> [WRITTEN EXERCISE]:
What is to be printed is the span of lines starting at the one containing "Generate a LaTeX" and ending at the one containing "at (16.5, 186.5)", reproduced exactly with pictures left out.

> [RECORDS SHOWN]:
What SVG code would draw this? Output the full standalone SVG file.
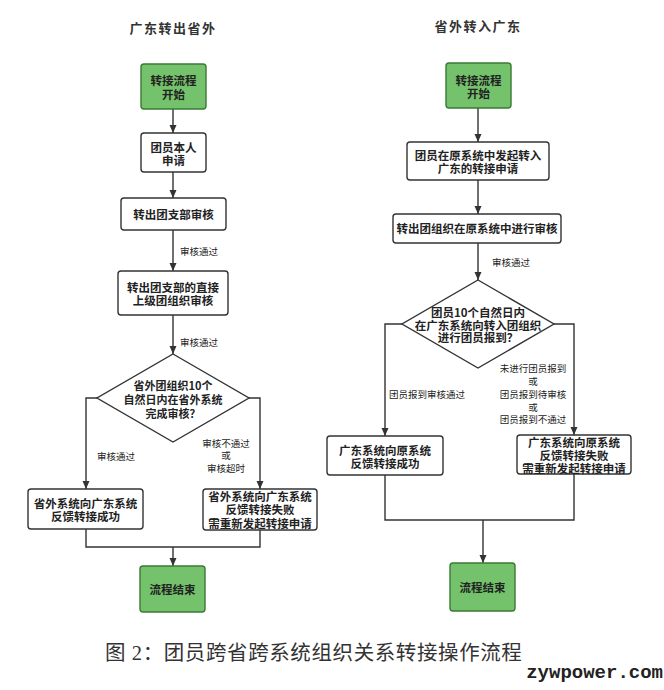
<svg xmlns="http://www.w3.org/2000/svg" width="664" height="690" viewBox="0 0 664 690">
<defs>
<marker id="arr" markerUnits="userSpaceOnUse" markerWidth="9" markerHeight="8" refX="8" refY="3.5" orient="auto">
<path d="M0,0 L8,3.5 L0,7 z" fill="#333"/>
</marker>
<style>
.box{fill:#fff;stroke:#333;stroke-width:1.4}
.start{fill:#74c26b;stroke:#3a7a35;stroke-width:1.4}
.t{font-family:"Noto Sans CJK SC","Liberation Sans",sans-serif;font-size:11.5px;font-weight:bold;fill:#222;text-anchor:middle;dominant-baseline:central}
.lb{font-family:"Noto Sans CJK SC","Liberation Sans",sans-serif;font-size:9.5px;fill:#222;text-anchor:middle;dominant-baseline:central}
.ti{font-family:"Noto Sans CJK SC","Liberation Sans",sans-serif;font-size:13px;font-weight:bold;fill:#333;text-anchor:middle;dominant-baseline:central;letter-spacing:1.5px}
.ln{fill:none;stroke:#333;stroke-width:1.4}
</style>
</defs>
<rect width="664" height="690" fill="#fff"/>
<text class="ti" x="173" y="27">广东转出省外</text>
<text class="ti" x="478" y="25">省外转入广东</text>

<g id="connectors">
<path class="ln" d="M173,109 V133" marker-end="url(#arr)"/>
<path class="ln" d="M173,172 V198" marker-end="url(#arr)"/>
<path class="ln" d="M173,230 V271" marker-end="url(#arr)"/>
<path class="ln" d="M173,315 V354" marker-end="url(#arr)"/>
<path class="ln" d="M97,398 H86 V489" marker-end="url(#arr)"/>
<path class="ln" d="M249,398 H260 V489" marker-end="url(#arr)"/>
<path class="ln" d="M86,529 V547 H260 V530"/>
<path class="ln" d="M173,547 V566" marker-end="url(#arr)"/>
<path class="ln" d="M478,108 V142" marker-end="url(#arr)"/>
<path class="ln" d="M478,180 V214" marker-end="url(#arr)"/>
<path class="ln" d="M478,243 V280" marker-end="url(#arr)"/>
<path class="ln" d="M402,324 H385 V436" marker-end="url(#arr)"/>
<path class="ln" d="M554,324 H574 V435" marker-end="url(#arr)"/>
<path class="ln" d="M385,475 V520 H574 V474"/>
<path class="ln" d="M483,520 V563" marker-end="url(#arr)"/>
<text class="lb" x="199" y="251">审核通过</text>
<text class="lb" x="199" y="342">审核通过</text>
<text class="lb" x="116" y="456">审核通过</text>
<text class="lb" x="226" y="443">审核不通过</text>
<text class="lb" x="226" y="455">或</text>
<text class="lb" x="226" y="468">审核超时</text>
<text class="lb" x="511" y="262">审核通过</text>
<text class="lb" x="427" y="394">团员报到审核通过</text>
<text class="lb" x="533" y="368">未进行团员报到</text>
<text class="lb" x="533" y="381">或</text>
<text class="lb" x="533" y="394">团员报到待审核</text>
<text class="lb" x="533" y="407">或</text>
<text class="lb" x="533" y="419">团员报到不通过</text>
</g>

<g id="L-start"><rect class="start" x="141" y="64" width="65" height="45" rx="3"/><text class="t" x="173.5" y="80">转接流程</text><text class="t" x="173.5" y="94">开始</text></g>
<g id="L-apply"><rect class="box" x="141" y="133" width="65" height="39" rx="3"/><text class="t" x="173.5" y="147">团员本人</text><text class="t" x="173.5" y="160">申请</text></g>
<g id="L-branch"><rect class="box" x="121" y="198" width="105" height="32" rx="3"/><text class="t" x="173.5" y="214">转出团支部审核</text></g>
<g id="L-upper"><rect class="box" x="118" y="271" width="110" height="44" rx="3"/><text class="t" x="173" y="287">转出团支部的直接</text><text class="t" x="173" y="300">上级团组织审核</text></g>
<g id="L-decision"><polygon class="box" points="173,354 249,398 173,442 97,398"/><text class="t" x="173" y="385" style="font-size:11px">省外团组织10个</text><text class="t" x="173" y="399" style="font-size:11px">自然日内在省外系统</text><text class="t" x="173" y="413" style="font-size:11px">完成审核？</text></g>
<g id="L-ok"><rect class="box" x="28" y="489" width="115" height="40" rx="3"/><text class="t" x="85.5" y="503">省外系统向广东系统</text><text class="t" x="85.5" y="516">反馈转接成功</text></g>
<g id="L-fail"><rect class="box" x="203" y="489" width="114" height="41" rx="3"/><text class="t" x="260" y="496">省外系统向广东系统</text><text class="t" x="260" y="509">反馈转接失败</text><text class="t" x="260" y="523">需重新发起转接申请</text></g>
<g id="L-end"><rect class="start" x="140" y="566" width="65" height="46" rx="3"/><text class="t" x="172.5" y="589">流程结束</text></g>

<g id="R-start"><rect class="start" x="446" y="63" width="65" height="45" rx="3"/><text class="t" x="478.5" y="80">转接流程</text><text class="t" x="478.5" y="93">开始</text></g>
<g id="R-apply"><rect class="box" x="407" y="142" width="142" height="38" rx="3"/><text class="t" x="478" y="155">团员在原系统中发起转入</text><text class="t" x="478" y="168">广东的转接申请</text></g>
<g id="R-review"><rect class="box" x="393" y="214" width="168" height="29" rx="3"/><text class="t" x="477" y="228">转出团组织在原系统中进行审核</text></g>
<g id="R-decision"><polygon class="box" points="478,280 554,324 478,368 402,324"/><text class="t" x="478" y="312">团员10个自然日内</text><text class="t" x="478" y="324.5">在广东系统向转入团组织</text><text class="t" x="478" y="337">进行团员报到？</text></g>
<g id="R-ok"><rect class="box" x="327" y="436" width="116" height="39" rx="3"/><text class="t" x="385" y="450">广东系统向原系统</text><text class="t" x="385" y="463">反馈转接成功</text></g>
<g id="R-fail"><rect class="box" x="517" y="435" width="114" height="39" rx="3"/><text class="t" x="574" y="442">广东系统向原系统</text><text class="t" x="574" y="455">反馈转接失败</text><text class="t" x="574" y="468">需重新发起转接申请</text></g>
<g id="R-end"><rect class="start" x="450" y="563" width="65" height="48" rx="3"/><text class="t" x="482.5" y="587">流程结束</text></g>

<text x="105" y="653" style="font-family:'Liberation Serif','Noto Sans CJK SC',serif;font-size:20.5px;fill:#333;dominant-baseline:central;letter-spacing:0.6px">图 2：团员跨省跨系统组织关系转接操作流程</text>
<text x="663" y="673" style="font-family:'Liberation Mono',monospace;font-size:19px;font-weight:bold;fill:#222;text-anchor:end;dominant-baseline:central">zywpower.com</text>
</svg>
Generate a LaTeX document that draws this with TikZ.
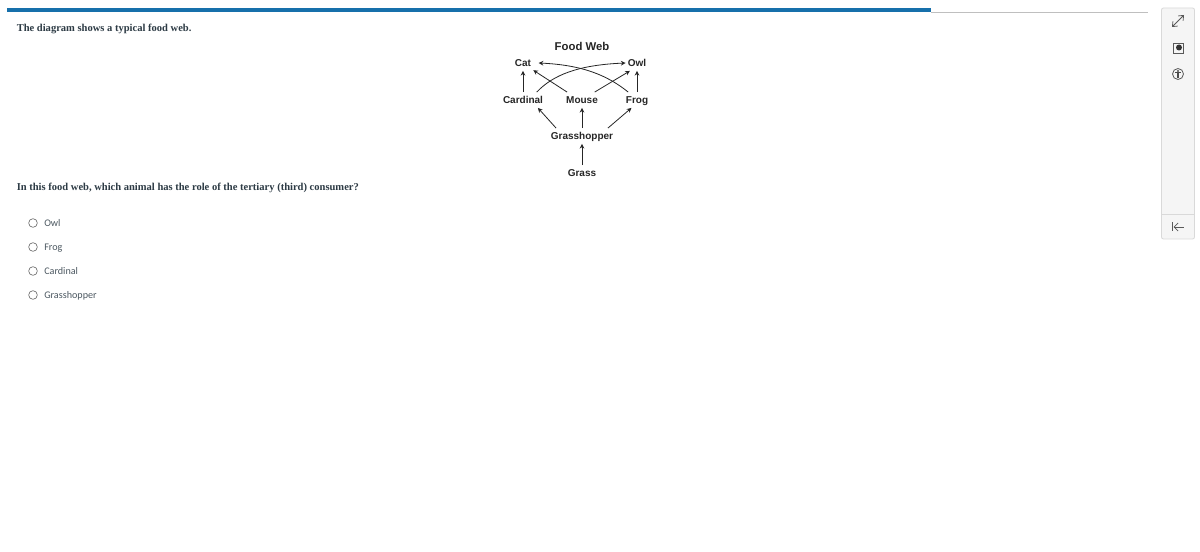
\documentclass[tikz,border=0pt]{standalone}
\usepackage{fontspec}
\setmainfont{Liberation Serif}
\newfontfamily\websans{Liberation Sans}
\newfontfamily\optsans{Carlito}
\usetikzlibrary{arrows.meta}
\definecolor{barblue}{HTML}{1770AB}
\definecolor{quiztext}{HTML}{2D3B45}
\tikzset{
  animal/.style={font=\websans\bfseries\fontsize{7.5}{9}\selectfont, text=black!85, inner sep=1.5pt, text height=7pt, text depth=1.5pt},
  feeds/.style={-{Stealth[length=3.5pt,width=3.5pt]}, black!85, line width=0.6pt},
  question/.style={anchor=west, font=\bfseries\fontsize{7.9}{10}\selectfont, text=quiztext, inner sep=0pt, text height=7.5pt, text depth=2pt},
  choice/.style={anchor=west, font=\optsans\fontsize{7.6}{9}\selectfont, text=quiztext!85, inner sep=0pt, text height=7pt, text depth=2pt},
  radio/.style={circle, draw=black!55, line width=0.5pt, minimum size=6.5pt, inner sep=0pt},
  toolicon/.style={draw=black!65, line width=0.6pt}
}
\begin{document}
\begin{tikzpicture}[x=0.75pt, y=-0.75pt]
\useasboundingbox (0, 0) rectangle (1200, 552);
\fill[white] (0, 0) rectangle (1200, 552);

% Progress bar
\draw[black!25, line width=0.5pt] (931, 12.5) -- (1148, 12.5);
\fill[barblue] (6.5, 8) rectangle (931, 12.5);

% Question text
\node[question] (intro) at (16.5, 28) {The diagram shows a typical food web.};
\node[question] (ask) at (16.5, 186.5) {In this food web, which animal has the role of the tertiary (third) consumer?};

% Food web
\node[animal, font=\websans\bfseries\fontsize{8.5}{10}\selectfont] (title) at (582, 47) {Food Web};
\node[animal] (cat) at (523, 63) {Cat};
\node[animal] (owl) at (637, 63) {Owl};
\node[animal] (cardinal) at (523, 100) {Cardinal};
\node[animal] (mouse) at (582, 100) {Mouse};
\node[animal] (frog) at (637, 100) {Frog};
\node[animal] (hopper) at (582, 136) {Grasshopper};
\node[animal] (grass) at (582, 173) {Grass};

\draw[feeds] (cardinal) -- (cat);
\draw[feeds] (frog) -- (owl);
\draw[feeds] (mouse.152) -- (cat.-35);
\draw[feeds] (mouse.32) -- (owl.-132);
\draw[feeds] (cardinal.30) .. controls (553, 75) and (578, 65) .. (owl.west);
\draw[feeds] (frog.138) .. controls (607, 75) and (582, 65) .. ([xshift=4pt]cat.east);
\draw[feeds] (hopper.163) -- (cardinal.-28);
\draw[feeds] (hopper) -- (mouse);
\draw[feeds] (hopper.17) -- (frog.-125);
\draw[feeds] (grass) -- (hopper);

% Answer choices
\node[radio] (r1) at (33, 223) {};
\node[choice] (c1) at (44, 223) {Owl};
\node[radio] (r2) at (33, 247) {};
\node[choice] (c2) at (44, 247) {Frog};
\node[radio] (r3) at (33, 271) {};
\node[choice] (c3) at (44, 271) {Cardinal};
\node[radio] (r4) at (33, 295) {};
\node[choice] (c4) at (44, 295) {Grasshopper};

% Side panel
\draw[black!15, fill=black!4, rounded corners=1.5pt, line width=0.6pt] (1161.5, 8) rectangle (1194.5, 239);
\draw[black!15, line width=0.6pt] (1161.5, 214.5) -- (1194.5, 214.5);
\draw[toolicon, {Straight Barb[length=3pt,width=5pt]}-{Straight Barb[length=3pt,width=5pt]}] (1172, 27) -- (1184, 15);
\draw[toolicon] (1173, 43) rectangle (1183, 53);
\fill[black!80] (1179, 47.5) circle (3);
\draw[toolicon] (1178, 74) circle (5.5);
\fill[black!70] (1178, 71) circle (1.2);
\draw[black!70, line width=0.9pt] (1175, 72.8) -- (1181, 72.8) (1178, 72.8) -- (1178, 78);
\draw[toolicon] (1172.5, 222.5) -- (1172.5, 231.5);
\draw[toolicon, {Straight Barb[length=3pt,width=6pt]}-] (1173.5, 227) -- (1184, 227);
\end{tikzpicture}
\end{document}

> [TASK RESULT]:
Generate a LaTeX document that draws this with TikZ.
\documentclass[tikz,border=0pt]{standalone}
\usepackage{fontspec}
\setmainfont{Liberation Serif}
\newfontfamily\websans{Liberation Sans}
\newfontfamily\optsans{Carlito}
\usetikzlibrary{arrows.meta}
\definecolor{barblue}{HTML}{1770AB}
\definecolor{quiztext}{HTML}{2D3B45}
\tikzset{
  animal/.style={font=\websans\bfseries\fontsize{7.5}{9}\selectfont, text=black!85, inner sep=1.5pt, text height=7pt, text depth=1.5pt},
  feeds/.style={-{Stealth[length=3.5pt,width=3.5pt]}, black!85, line width=0.6pt},
  question/.style={anchor=west, font=\bfseries\fontsize{7.9}{10}\selectfont, text=quiztext, inner sep=0pt, text height=7.5pt, text depth=2pt},
  choice/.style={anchor=west, font=\optsans\fontsize{7.6}{9}\selectfont, text=quiztext!85, inner sep=0pt, text height=7pt, text depth=2pt},
  radio/.style={circle, draw=black!55, line width=0.5pt, minimum size=6.5pt, inner sep=0pt},
  toolicon/.style={draw=black!65, line width=0.6pt}
}
\begin{document}
\begin{tikzpicture}[x=0.75pt, y=-0.75pt]
\useasboundingbox (0, 0) rectangle (1200, 552);
\fill[white] (0, 0) rectangle (1200, 552);

% Progress bar
\draw[black!25, line width=0.5pt] (931, 12.5) -- (1148, 12.5);
\fill[barblue] (6.5, 8) rectangle (931, 12.5);

% Question text
\node[question] (intro) at (16.5, 28) {The diagram shows a typical food web.};
\node[question] (ask) at (16.5, 186.5) {In this food web, which animal has the role of the tertiary (third) consumer?};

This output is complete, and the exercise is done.